Although I am disappointed that Abhisit Vejjajiva has also filed criminal lawsuits and had hoped that as an Oxford debater and a politician with such a good reputation he would have opposed resorting to this law, Thaksin also filed numerous civil and criminal defamation lawsuits including while in office. Mr Dunn may or not remember the very long list of cases including The Economist, Manager, the airport runway cracks, Shin Corp profits, and more recently the foreign minister.
The group ''Article 19'' has an excellent website showing the different criminal defamation laws around the world. They note that of 28 countries surveyed in Asia only New Zealand (decriminalised 1992) and Sri Lanka (decriminalised 2002) do not have criminal defamation statutes.
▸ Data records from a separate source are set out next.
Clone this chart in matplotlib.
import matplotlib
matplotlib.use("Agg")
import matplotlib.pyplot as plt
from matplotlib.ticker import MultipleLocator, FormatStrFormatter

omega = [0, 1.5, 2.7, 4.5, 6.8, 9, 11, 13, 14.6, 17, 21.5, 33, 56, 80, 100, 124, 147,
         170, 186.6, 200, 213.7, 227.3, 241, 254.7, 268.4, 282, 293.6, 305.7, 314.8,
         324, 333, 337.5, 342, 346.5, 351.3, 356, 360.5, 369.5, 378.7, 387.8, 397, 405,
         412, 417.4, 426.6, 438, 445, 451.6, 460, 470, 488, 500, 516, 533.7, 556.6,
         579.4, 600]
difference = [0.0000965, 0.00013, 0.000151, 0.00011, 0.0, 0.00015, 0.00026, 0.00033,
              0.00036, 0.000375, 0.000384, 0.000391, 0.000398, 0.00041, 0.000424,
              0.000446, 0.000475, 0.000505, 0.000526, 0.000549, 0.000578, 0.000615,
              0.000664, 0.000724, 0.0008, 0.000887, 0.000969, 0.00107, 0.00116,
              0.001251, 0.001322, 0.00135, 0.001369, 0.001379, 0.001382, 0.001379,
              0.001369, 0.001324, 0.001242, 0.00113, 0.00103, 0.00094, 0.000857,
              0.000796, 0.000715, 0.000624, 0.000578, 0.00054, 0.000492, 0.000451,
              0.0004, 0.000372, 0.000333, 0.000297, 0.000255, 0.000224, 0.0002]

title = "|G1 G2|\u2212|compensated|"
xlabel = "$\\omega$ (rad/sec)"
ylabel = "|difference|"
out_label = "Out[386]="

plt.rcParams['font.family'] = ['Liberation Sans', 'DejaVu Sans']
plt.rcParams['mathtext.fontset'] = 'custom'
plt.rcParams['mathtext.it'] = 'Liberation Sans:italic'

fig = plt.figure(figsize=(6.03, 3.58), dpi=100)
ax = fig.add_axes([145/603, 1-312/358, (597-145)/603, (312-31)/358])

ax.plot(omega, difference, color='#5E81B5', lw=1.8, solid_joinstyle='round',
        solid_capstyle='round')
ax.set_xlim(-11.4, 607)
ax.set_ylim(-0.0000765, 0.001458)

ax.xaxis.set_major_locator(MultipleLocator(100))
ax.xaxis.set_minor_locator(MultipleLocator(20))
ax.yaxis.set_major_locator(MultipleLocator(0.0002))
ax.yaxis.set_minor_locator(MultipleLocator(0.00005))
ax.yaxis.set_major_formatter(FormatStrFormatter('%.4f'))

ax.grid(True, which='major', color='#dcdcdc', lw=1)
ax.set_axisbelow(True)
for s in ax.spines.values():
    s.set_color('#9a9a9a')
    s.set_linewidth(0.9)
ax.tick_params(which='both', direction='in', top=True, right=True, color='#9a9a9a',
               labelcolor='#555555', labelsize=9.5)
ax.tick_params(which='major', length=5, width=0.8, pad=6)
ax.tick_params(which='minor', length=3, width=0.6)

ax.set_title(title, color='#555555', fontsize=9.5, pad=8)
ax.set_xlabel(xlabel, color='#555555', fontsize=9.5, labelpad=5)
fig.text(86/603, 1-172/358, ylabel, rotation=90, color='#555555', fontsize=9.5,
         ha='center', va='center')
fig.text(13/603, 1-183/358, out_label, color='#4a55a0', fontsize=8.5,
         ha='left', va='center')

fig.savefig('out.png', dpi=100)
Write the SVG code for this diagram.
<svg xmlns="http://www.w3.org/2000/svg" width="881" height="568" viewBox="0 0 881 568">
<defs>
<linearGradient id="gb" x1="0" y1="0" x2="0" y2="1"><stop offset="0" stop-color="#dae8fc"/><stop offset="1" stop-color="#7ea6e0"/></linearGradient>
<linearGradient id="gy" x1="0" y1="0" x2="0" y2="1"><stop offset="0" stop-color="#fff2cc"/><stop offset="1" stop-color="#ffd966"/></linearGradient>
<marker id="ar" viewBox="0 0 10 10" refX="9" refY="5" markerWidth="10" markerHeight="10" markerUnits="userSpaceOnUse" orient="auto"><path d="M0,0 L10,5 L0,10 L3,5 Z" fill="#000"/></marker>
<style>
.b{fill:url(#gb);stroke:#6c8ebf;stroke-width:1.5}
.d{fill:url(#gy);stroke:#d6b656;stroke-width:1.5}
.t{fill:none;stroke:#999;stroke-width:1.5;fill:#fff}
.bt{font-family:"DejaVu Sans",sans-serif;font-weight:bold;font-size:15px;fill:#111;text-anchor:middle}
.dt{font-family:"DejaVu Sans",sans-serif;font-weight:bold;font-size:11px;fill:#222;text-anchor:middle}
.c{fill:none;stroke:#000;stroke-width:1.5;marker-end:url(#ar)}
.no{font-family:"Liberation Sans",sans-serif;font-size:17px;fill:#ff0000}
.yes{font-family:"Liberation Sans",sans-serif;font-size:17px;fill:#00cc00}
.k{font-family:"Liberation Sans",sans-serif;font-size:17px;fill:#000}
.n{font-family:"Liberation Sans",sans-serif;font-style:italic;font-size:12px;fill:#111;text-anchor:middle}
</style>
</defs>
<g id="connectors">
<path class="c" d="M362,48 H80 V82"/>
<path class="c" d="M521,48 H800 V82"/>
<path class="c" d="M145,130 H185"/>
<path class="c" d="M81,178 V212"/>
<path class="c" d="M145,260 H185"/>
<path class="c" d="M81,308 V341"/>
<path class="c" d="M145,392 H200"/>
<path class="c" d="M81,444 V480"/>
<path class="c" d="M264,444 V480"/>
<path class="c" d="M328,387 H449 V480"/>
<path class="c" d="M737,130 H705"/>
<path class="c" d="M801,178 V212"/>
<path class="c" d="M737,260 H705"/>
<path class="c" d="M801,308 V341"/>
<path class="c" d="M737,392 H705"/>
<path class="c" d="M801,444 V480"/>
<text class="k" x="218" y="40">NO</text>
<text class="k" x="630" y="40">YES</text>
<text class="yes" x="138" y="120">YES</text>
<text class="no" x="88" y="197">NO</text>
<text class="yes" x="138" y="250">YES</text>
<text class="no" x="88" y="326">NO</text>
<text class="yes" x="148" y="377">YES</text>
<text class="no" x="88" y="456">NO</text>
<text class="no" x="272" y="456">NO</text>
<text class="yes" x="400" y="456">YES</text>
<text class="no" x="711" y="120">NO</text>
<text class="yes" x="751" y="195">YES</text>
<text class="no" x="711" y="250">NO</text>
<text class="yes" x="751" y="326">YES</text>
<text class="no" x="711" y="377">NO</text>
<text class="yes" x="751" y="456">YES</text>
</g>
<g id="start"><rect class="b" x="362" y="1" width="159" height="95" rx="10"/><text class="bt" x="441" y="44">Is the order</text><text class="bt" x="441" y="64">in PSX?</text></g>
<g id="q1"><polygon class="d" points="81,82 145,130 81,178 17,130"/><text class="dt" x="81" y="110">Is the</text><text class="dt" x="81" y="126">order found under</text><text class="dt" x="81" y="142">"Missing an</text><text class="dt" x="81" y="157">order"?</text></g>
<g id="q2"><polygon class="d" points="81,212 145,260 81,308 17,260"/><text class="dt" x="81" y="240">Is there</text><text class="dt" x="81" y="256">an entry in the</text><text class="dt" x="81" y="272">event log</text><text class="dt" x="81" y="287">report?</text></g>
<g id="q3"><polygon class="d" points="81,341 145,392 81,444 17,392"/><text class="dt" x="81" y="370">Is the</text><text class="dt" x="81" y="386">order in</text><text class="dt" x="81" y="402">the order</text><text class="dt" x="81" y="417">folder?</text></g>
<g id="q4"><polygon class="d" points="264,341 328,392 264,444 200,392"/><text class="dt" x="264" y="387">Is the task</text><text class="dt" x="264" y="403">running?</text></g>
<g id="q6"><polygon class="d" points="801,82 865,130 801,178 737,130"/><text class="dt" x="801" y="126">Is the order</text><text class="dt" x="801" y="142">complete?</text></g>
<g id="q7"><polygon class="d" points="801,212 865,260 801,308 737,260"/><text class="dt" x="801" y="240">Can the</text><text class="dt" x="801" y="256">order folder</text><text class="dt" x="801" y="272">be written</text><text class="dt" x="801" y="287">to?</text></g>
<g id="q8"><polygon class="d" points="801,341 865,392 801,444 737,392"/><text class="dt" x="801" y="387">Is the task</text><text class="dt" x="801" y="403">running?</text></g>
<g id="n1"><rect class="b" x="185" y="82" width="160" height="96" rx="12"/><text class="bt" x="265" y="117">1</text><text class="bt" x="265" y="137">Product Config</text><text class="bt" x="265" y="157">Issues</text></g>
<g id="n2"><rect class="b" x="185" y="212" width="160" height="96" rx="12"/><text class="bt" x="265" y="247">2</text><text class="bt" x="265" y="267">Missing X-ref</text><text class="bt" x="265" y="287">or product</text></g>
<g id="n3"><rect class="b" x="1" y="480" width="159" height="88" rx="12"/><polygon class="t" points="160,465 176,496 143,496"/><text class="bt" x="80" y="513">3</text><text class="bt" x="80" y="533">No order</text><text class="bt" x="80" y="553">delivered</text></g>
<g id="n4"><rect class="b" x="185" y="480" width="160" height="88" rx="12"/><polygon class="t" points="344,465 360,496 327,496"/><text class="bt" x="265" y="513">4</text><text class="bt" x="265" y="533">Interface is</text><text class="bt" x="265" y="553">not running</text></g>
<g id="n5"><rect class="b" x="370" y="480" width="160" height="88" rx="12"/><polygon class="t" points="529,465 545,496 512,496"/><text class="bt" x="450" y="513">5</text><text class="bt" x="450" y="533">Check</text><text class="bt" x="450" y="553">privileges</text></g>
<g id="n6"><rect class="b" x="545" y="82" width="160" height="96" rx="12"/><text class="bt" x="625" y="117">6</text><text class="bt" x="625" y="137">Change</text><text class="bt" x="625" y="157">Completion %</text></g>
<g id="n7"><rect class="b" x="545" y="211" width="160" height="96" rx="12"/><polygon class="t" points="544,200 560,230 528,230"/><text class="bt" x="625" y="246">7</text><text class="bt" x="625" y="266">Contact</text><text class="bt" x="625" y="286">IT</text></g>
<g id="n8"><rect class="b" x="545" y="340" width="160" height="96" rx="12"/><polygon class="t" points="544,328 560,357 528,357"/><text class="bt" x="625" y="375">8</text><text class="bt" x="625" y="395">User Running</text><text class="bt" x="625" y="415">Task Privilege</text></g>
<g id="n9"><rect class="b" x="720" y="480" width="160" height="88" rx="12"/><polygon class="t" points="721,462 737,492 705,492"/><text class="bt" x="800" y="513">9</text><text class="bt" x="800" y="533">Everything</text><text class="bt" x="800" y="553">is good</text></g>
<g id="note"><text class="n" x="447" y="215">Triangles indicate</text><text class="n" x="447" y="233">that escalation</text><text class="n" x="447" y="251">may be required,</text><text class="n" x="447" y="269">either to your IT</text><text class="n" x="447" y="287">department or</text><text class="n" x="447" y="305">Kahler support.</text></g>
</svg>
They say that the largest number of people imprisoned for defamation is in the Philippines, that China uses more ''direct control'' mechanisms, and that in Malaysia and Singapore civil defamation (with uncapped damages) are used to ''prevent criticism''. In 2007, the Mexican Senate also decriminalised defamation.
JOHN SACH
A better role model
Despite the ''spin'' that Paul Conley, USA, put on my letter of Dec 23, the shameful state of US education was not ''gleefully shared'', as he put it (''US education challenges'', Dec 26). The ''dumbing down'' of America is a travesty, not a joke, in my mind.Mr Conley seems impressed by the fact that 75 per cent of applicants pass the US army entrance exams but, as my letter pointed out, the US secretary of education sees it as a threat to national security.
So which is it: Has the education deficit in the US got to the point of being a threat to national security, as the secretary of education has said, or is being ''well aware of the problem'' sufficient?
When it comes to education, the Kingdom of Thailand needs a far better role model than the US and there by the way is the motivation behind my letter, for which Mr. Conley asked.
Any criticism of my choice of jokes, however, is fully justified.